§ Provided material
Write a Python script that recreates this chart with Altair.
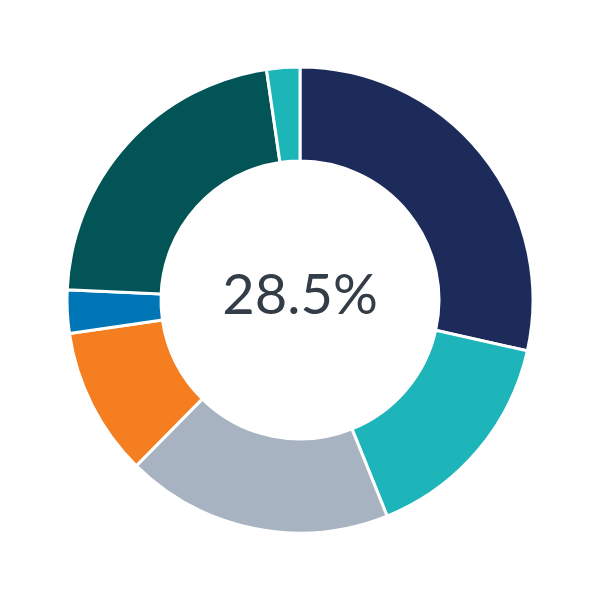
import altair as alt
import pandas as pd

categories = ["A", "B", "C", "D", "E", "F", "G"]
values = [28.5, 15.4, 18.5, 10.3, 3.0, 22.0, 2.3]
colors = ["#1c2b5a", "#1db5b9", "#a8b3c1", "#f47e20", "#0076b6", "#025456", "#1cb5b8"]
center_label = "28.5%"

df = pd.DataFrame({"cat": categories, "value": values, "idx": list(range(len(categories)))})

arcs = alt.Chart(df).mark_arc(innerRadius=139, outerRadius=233, stroke="white", strokeWidth=3).encode(
    theta=alt.Theta("value:Q", stack=True),
    order=alt.Order("idx:Q"),
    color=alt.Color("cat:N", scale=alt.Scale(domain=categories, range=colors), legend=None),
)

text = alt.Chart(pd.DataFrame({"t": [center_label]})).mark_text(
    font="Lato", fontSize=56, color="#333d47", fontWeight=400, baseline="middle", align="center", dy=-3
).encode(text="t:N")

chart = (arcs + text).properties(
    width=584, height=584, padding=0,
    autosize=alt.AutoSizeParams(type="fit", contains="padding"),
).configure_view(stroke=None)

chart.save("out.html", embed_options={"renderer": "svg", "actions": False})
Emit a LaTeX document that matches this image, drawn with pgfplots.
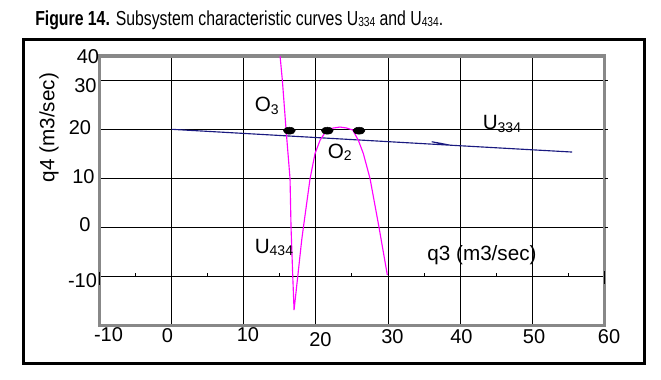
\documentclass[border=0pt]{standalone}
\usepackage{pgfplots}
\pgfplotsset{compat=1.18}
\usepackage{fontspec}
\setmainfont{Liberation Sans}
\usepackage{graphicx}

\definecolor{magentaC}{HTML}{FF00FF}
\definecolor{navyC}{HTML}{1A1A80}
\definecolor{boxgray}{HTML}{888888}

\newcommand\lbl{\fontsize{15.5}{18}\selectfont}
\newcommand\tck{\fontsize{15}{18}\selectfont}
\newcommand\sbs[1]{\raisebox{-2.2pt}{\fontsize{10.5}{12}\selectfont #1}}
\newcommand\tsb[1]{\raisebox{-0.8pt}{\fontsize{9.8}{11}\selectfont #1}}

\begin{document}
\begin{tikzpicture}
\begin{axis}[
  scale only axis, width=378.75pt, height=202.125pt,
  xmin=-10, xmax=60, ymin=-20, ymax=35,
  xtick={0,10,...,50}, ytick={-10,0,...,30},
  xticklabels={}, yticklabels={},
  major tick length=0pt,
  grid=major, grid style={black, line width=0.75pt},
  axis line style={boxgray, line width=2.4pt},
  clip=false,
]
% U334
\addplot[navyC, line width=0.85pt] coordinates {(0,20.04) (38.6,16.8) (36.05,17.5) (37.2,17.2) (38.6,16.8) (55.5,15.4)};
% U434
\addplot[magentaC, line width=0.85pt] coordinates {
(15.03,35) (15.35,30) (15.86,20) (16.41,10) (16.55,0) (16.79,-10) (16.97,-16.84)
(17.48,-10) (18.03,-2.55) (18.26,0) (19.19,10) (19.88,15.1) (20.57,17.8) (21.5,19.9)
(22.41,20.3) (23.35,20.5) (24.27,20.3) (25.1,19.9) (25.88,17.8) (26.57,15.1)
(27.5,10) (28.75,0) (29.9,-9.7)};
% operating points
\addplot[only marks, mark=*, mark size=2.6pt, mark options={xscale=1.7, fill=black, draw=black}] coordinates {(16.32,19.76) (21.58,19.76) (25.98,19.76)};
\end{axis}
\begin{scope}[x=0.75pt,y=-0.75pt,shift={(-99.5,-325.5)}]
\useasboundingbox (0,0) rectangle (661,379);
% outer frame
\draw[black, line width=2.6pt] (23.5,39.5) rectangle (644.5,363.5);
% title
\node[anchor=base west, inner sep=0pt] at (35,25.5) {\fontsize{15.2}{18}\selectfont\scalebox{0.78}[1]{\textbf{Figure 14.} Subsystem characteristic curves U\tsb{334} and U\tsb{434}.}};
% small ticks on the q3 axis
\foreach \xv in {-5,5,...,55} {\draw[black, line width=0.75pt] ({171.6+\xv*7.214},276.5) -- ({171.6+\xv*7.214},272.5);}
\draw[black, line width=0.75pt] (100,271.7) -- (100,285);
\draw[black, line width=0.75pt] (604.5,271) -- (604.5,284);
\foreach \yv in {80.5,129.5,178.5,227.5} {\draw[black, line width=0.75pt] (604.5,\yv) -- (608,\yv);}
% y ticks
\node[inner sep=0pt] at (88,56.5) {\tck 40};
\node[inner sep=0pt] at (85.5,85.5) {\tck 30};
\node[inner sep=0pt] at (80,128) {\tck 20};
\node[inner sep=0pt] at (83.5,177) {\tck 10};
\node[inner sep=0pt] at (85,225) {\tck 0};
\node[inner sep=0pt] at (82.5,281) {\tck -10};
% x ticks
\node[inner sep=0pt] at (108.5,334.5) {\tck -10};
\node[inner sep=0pt] at (167.5,336) {\tck 0};
\node[inner sep=0pt] at (248,335) {\tck 10};
\node[inner sep=0pt] at (320.5,340) {\tck 20};
\node[inner sep=0pt] at (392.5,336.5) {\tck 30};
\node[inner sep=0pt] at (461.5,337) {\tck 40};
\node[inner sep=0pt] at (534,337) {\tck 50};
\node[inner sep=0pt] at (609,337) {\tck 60};
% axis labels
\node[inner sep=0pt, rotate=90] at (49,127.5) {\lbl q4 (m3/sec)};
\node[inner sep=0pt] at (482,255.5) {\lbl q3 (m3/sec)};
% curve labels
\node[anchor=base west, inner sep=0pt] at (254.5,111.7) {\lbl O\sbs{3}};
\node[anchor=base west, inner sep=0pt] at (327.5,158) {\lbl O\sbs{2}};
\node[anchor=base west, inner sep=0pt] at (482.5,130) {\lbl U\sbs{334}};
\node[anchor=base west, inner sep=0pt] at (254.5,253) {\lbl U\sbs{434}};
\end{scope}
\end{tikzpicture}
\end{document}
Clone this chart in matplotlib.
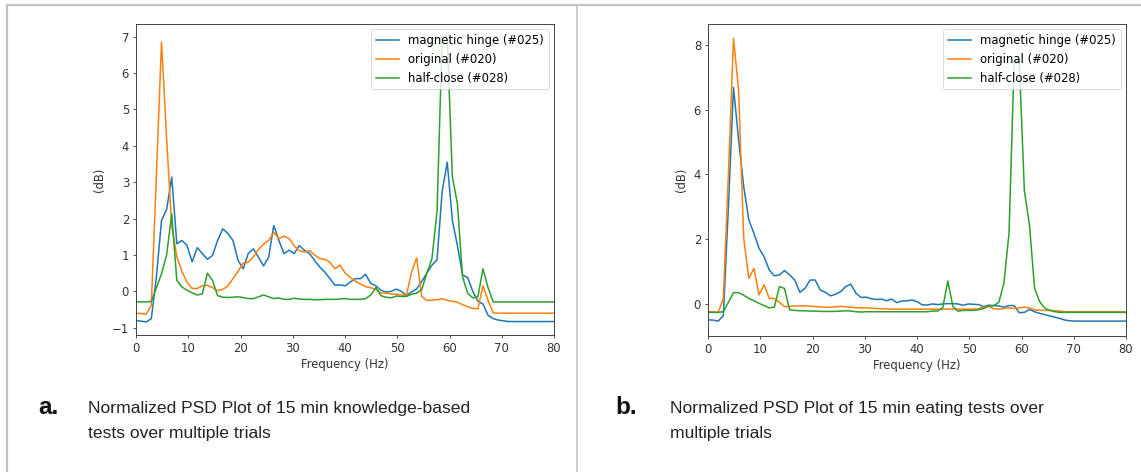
import numpy as np
import matplotlib
matplotlib.use("Agg")
import matplotlib.pyplot as plt
from matplotlib.lines import Line2D

# ---------------- data ----------------
n_points = 83
freq_step = 250 / 256  # Hz per bin
labels = ["magnetic hinge (#025)", "original (#020)", "half-close (#028)"]
colors = ["#1f77b4", "#ff7f0e", "#2ca02c"]

a_magnetic = [
    -0.80, -0.82, -0.84, -0.75, 0.40, 1.95, 2.25, 3.14, 1.31, 1.40,
    1.26, 0.81, 1.20, 1.04, 0.88, 0.99, 1.40, 1.72, 1.59, 1.40,
    0.85, 0.62, 1.04, 1.17, 0.94, 0.70, 0.94, 1.81, 1.40, 1.04,
    1.13, 1.04, 1.26, 1.13, 1.04, 0.85, 0.67, 0.53, 0.35, 0.17,
    0.18, 0.15, 0.26, 0.35, 0.35, 0.47, 0.22, 0.15, 0.03, -0.02,
    0.00, 0.06, 0.00, -0.11, -0.02, 0.07, 0.27, 0.50, 0.72, 0.87,
    2.75, 3.55, 1.95, 1.25, 0.45, 0.38, 0.00, -0.27, -0.35, -0.66,
    -0.75, -0.79, -0.81, -0.83, -0.83, -0.83, -0.83, -0.83, -0.83, -0.83,
    -0.83, -0.83, -0.83]
a_original = [
    -0.60, -0.61, -0.63, -0.38, 3.20, 6.86, 4.20, 1.80, 0.95, 0.55,
    0.25, 0.08, 0.08, 0.15, 0.17, 0.10, 0.02, 0.05, 0.15, 0.35,
    0.55, 0.78, 0.80, 0.95, 1.15, 1.30, 1.40, 1.62, 1.45, 1.52,
    1.45, 1.25, 1.12, 1.08, 1.12, 1.00, 0.90, 0.88, 0.80, 0.62,
    0.72, 0.50, 0.38, 0.28, 0.20, 0.13, 0.10, 0.05, -0.05, -0.05,
    -0.07, -0.08, -0.10, -0.11, 0.53, 0.92, -0.14, -0.25, -0.24, -0.23,
    -0.20, -0.25, -0.27, -0.30, -0.37, -0.42, -0.47, -0.48, 0.15, -0.25,
    -0.59, -0.60, -0.60, -0.60, -0.60, -0.60, -0.60, -0.60, -0.60, -0.60,
    -0.60, -0.60, -0.60]
a_halfclose = [
    -0.29, -0.29, -0.29, -0.28, 0.10, 0.48, 1.00, 2.13, 0.30, 0.12,
    0.03, -0.04, -0.10, -0.07, 0.50, 0.30, -0.12, -0.16, -0.17, -0.16,
    -0.15, -0.17, -0.20, -0.20, -0.15, -0.10, -0.15, -0.20, -0.18, -0.22,
    -0.22, -0.19, -0.21, -0.22, -0.22, -0.23, -0.23, -0.22, -0.22, -0.22,
    -0.21, -0.20, -0.22, -0.22, -0.22, -0.20, -0.10, 0.10, -0.12, -0.16,
    -0.18, -0.13, -0.14, -0.14, -0.08, -0.05, 0.05, 0.50, 0.90, 2.20,
    7.00, 7.00, 3.15, 2.40, 0.40, -0.05, -0.18, -0.15, 0.62, 0.10,
    -0.29, -0.29, -0.29, -0.29, -0.29, -0.29, -0.29, -0.29, -0.29, -0.29,
    -0.29, -0.29, -0.29]

b_magnetic = [
    -0.49, -0.50, -0.53, -0.36, 3.00, 6.69, 5.07, 3.62, 2.60, 2.18,
    1.72, 1.46, 1.05, 0.87, 0.90, 1.03, 0.90, 0.74, 0.36, 0.48,
    0.74, 0.74, 0.43, 0.36, 0.25, 0.30, 0.38, 0.54, 0.61, 0.33,
    0.20, 0.21, 0.16, 0.14, 0.15, 0.10, 0.15, 0.04, 0.09, 0.10,
    0.12, 0.07, -0.03, -0.03, 0.00, -0.02, 0.00, 0.01, 0.01, 0.00,
    -0.04, 0.00, -0.01, -0.02, -0.08, -0.04, -0.05, -0.06, -0.10, -0.05,
    -0.05, -0.27, -0.26, -0.17, -0.24, -0.29, -0.33, -0.37, -0.41, -0.45,
    -0.50, -0.52, -0.53, -0.53, -0.53, -0.53, -0.53, -0.53, -0.53, -0.53,
    -0.53, -0.53, -0.53]
b_original = [
    -0.24, -0.24, -0.26, 0.17, 4.00, 8.20, 6.60, 2.03, 0.79, 1.10,
    0.28, 0.59, 0.17, 0.17, 0.05, -0.08, -0.08, -0.06, -0.06, -0.06,
    -0.07, -0.08, -0.09, -0.10, -0.10, -0.09, -0.07, -0.09, -0.10, -0.12,
    -0.12, -0.12, -0.13, -0.14, -0.15, -0.15, -0.16, -0.16, -0.16, -0.16,
    -0.16, -0.16, -0.16, -0.16, -0.16, -0.16, -0.16, -0.16, -0.16, -0.16,
    -0.16, -0.16, -0.16, -0.15, -0.10, -0.07, -0.15, -0.16, -0.14, -0.12,
    -0.14, -0.12, -0.10, -0.12, -0.18, -0.19, -0.20, -0.20, -0.21, -0.22,
    -0.24, -0.24, -0.24, -0.24, -0.24, -0.24, -0.24, -0.24, -0.24, -0.24,
    -0.24, -0.24, -0.24]
b_halfclose = [
    -0.26, -0.26, -0.26, -0.24, 0.05, 0.35, 0.35, 0.27, 0.17, 0.10,
    0.02, -0.05, -0.12, -0.10, 0.54, 0.48, -0.18, -0.20, -0.21, -0.21,
    -0.22, -0.22, -0.23, -0.23, -0.23, -0.23, -0.22, -0.21, -0.22, -0.24,
    -0.25, -0.24, -0.24, -0.24, -0.24, -0.24, -0.24, -0.24, -0.24, -0.24,
    -0.24, -0.24, -0.24, -0.24, -0.22, -0.22, -0.12, 0.71, -0.08, -0.22,
    -0.20, -0.20, -0.20, -0.18, -0.14, -0.07, -0.05, 0.05, 0.65, 2.20,
    7.50, 7.50, 3.50, 2.44, 0.48, 0.07, -0.13, -0.20, -0.24, -0.26,
    -0.26, -0.26, -0.26, -0.26, -0.26, -0.26, -0.26, -0.26, -0.26, -0.26,
    -0.26, -0.26, -0.26]

captions = ["Normalized PSD Plot of 15 min knowledge-based\ntests over multiple trials",
            "Normalized PSD Plot of 15 min eating tests over\nmultiple trials"]
panel_letters = ["a.", "b."]
xticks = [0, 10, 20, 30, 40, 50, 60, 70, 80]
a_yticks = [-1, 0, 1, 2, 3, 4, 5, 6, 7]
b_yticks = [0, 2, 4, 6, 8]

# ---------------- figure ----------------
W, H = 1141, 472
fig = plt.figure(figsize=(W / 100, H / 100), dpi=100)
fig.patch.set_facecolor("white")

freq = np.arange(n_points) * freq_step


def px_axes(x0, y0, x1, y1):
    return fig.add_axes([x0 / W, 1 - y1 / H, (x1 - x0) / W, (y1 - y0) / H])


panels = [
    (px_axes(136, 24, 554, 335), [a_magnetic, a_original, a_halfclose], (-1.2, 7.35), a_yticks),
    (px_axes(708, 24, 1126, 336), [b_magnetic, b_original, b_halfclose], (-0.99, 8.65), b_yticks),
]

fs = 8.4
for ax, series, ylim, yt in panels:
    for s, c, lab in zip(series, colors, labels):
        ax.plot(freq, s, color=c, lw=1.1, label=lab)
    ax.set_xlim(0, 80)
    ax.set_ylim(*ylim)
    ax.set_xticks(xticks)
    ax.set_yticks(yt)
    ax.tick_params(labelsize=fs, length=2.5, width=0.6, colors="#333333", pad=2.5)
    for sp in ax.spines.values():
        sp.set_linewidth(0.7)
        sp.set_color("#444444")
    ax.set_xlabel("Frequency (Hz)", fontsize=fs, color="#333333", labelpad=2)
    ax.set_ylabel("(dB)", fontsize=fs, color="#333333", labelpad=4)
    leg = ax.legend(loc="upper right", fontsize=fs, framealpha=0.8,
                    handlelength=2.0, borderaxespad=0.45)
    leg.get_frame().set_linewidth(0.6)

# frame lines
gray = "#c4c4c4"
fig.add_artist(Line2D([6.5 / W, 1.0], [1 - 5 / H, 1 - 5 / H], color=gray, lw=1.6))
fig.add_artist(Line2D([6.5 / W, 6.5 / W], [0, 1 - 5 / H], color=gray, lw=1.6))
fig.add_artist(Line2D([577 / W, 577 / W], [0, 1 - 5 / H], color=gray, lw=1.2))

# captions
cap_font = ["Liberation Sans", "DejaVu Sans"]
for (lx, tx), letter, cap in zip([(38, 88), (615, 670)], panel_letters, captions):
    fig.text(lx / W, 1 - 414 / H, letter, fontsize=17.5, fontweight="bold",
             family=cap_font, va="baseline", ha="left", color="#111111")
    fig.text(tx / W, 1 - 401 / H, cap, fontsize=12.6, family=cap_font,
             va="top", ha="left", color="#222222", linespacing=1.8)

fig.savefig("out.png", dpi=100)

§ Exercise
Your answer should be a single number: the count of lines in these records that hold the string "this".

§ Result
3